Investment banking eats up 51 percent of Barclays’ group capital under Basel III. It contributes almost as much in group earnings, at 49 percent. As at Goldman Sachs, Credit Suisse and Deutsche Bank, investment banking makes up more than half of group revenues. In other words, it defines Barclays.
True, the model is under threat. While Barclays retail bank churned out 17 percent return on equity in the first nine months of year, investment banking RoE was lower – and is bound to decline further. The 14 percent return it achieved in the first nine months would fall to about 6 percent in the new regulatory environment, according to research by JPMorgan.

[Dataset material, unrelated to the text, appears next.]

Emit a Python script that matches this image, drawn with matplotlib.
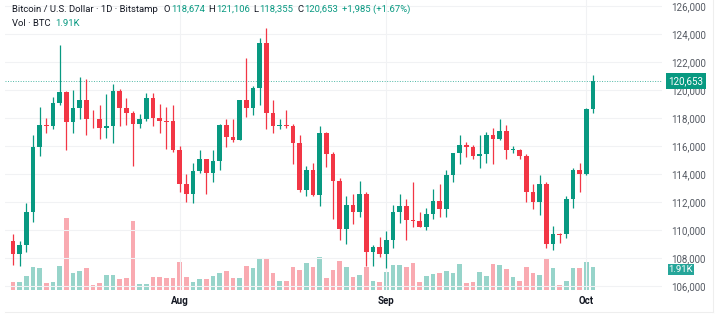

That makes it imperative for Jenkins to go for a radical overhaul of the investment bank. Under the most extreme restructuring scenario envisaged by JPMorgan analysts, the bank could take out 75 billion pounds of the investment bank’s roughly 235 billion pounds of Basel III risk-weighted assets. That would be only slightly more than similar reductions announced by UBS and Credit Suisse.
That would also help address Barclays’ unfashionable reliance on leverage, which Goldman puts at 30 times its assets – double the level of Morgan Stanley. JPMorgan sees a 30 percent uplift potential for the bank’s market capitalisation.
The revamp should also include exiting equities outside the United States, the UK and a few other core markets. As BernsteinResearch points out, the UK bank doesn’t have the wealth management or prime brokerage heft to support a large equities business. Covering a few large global investors is – and should continue to be – the priority.
With Barclays still in the midst of a welter of scandals and the risk of associated litigation, the potential uplift outlined by JPMorgan would be more than welcome. Jenkins has little option but to opt for a radical investment banking overhaul – which doesn’t mean a breakup.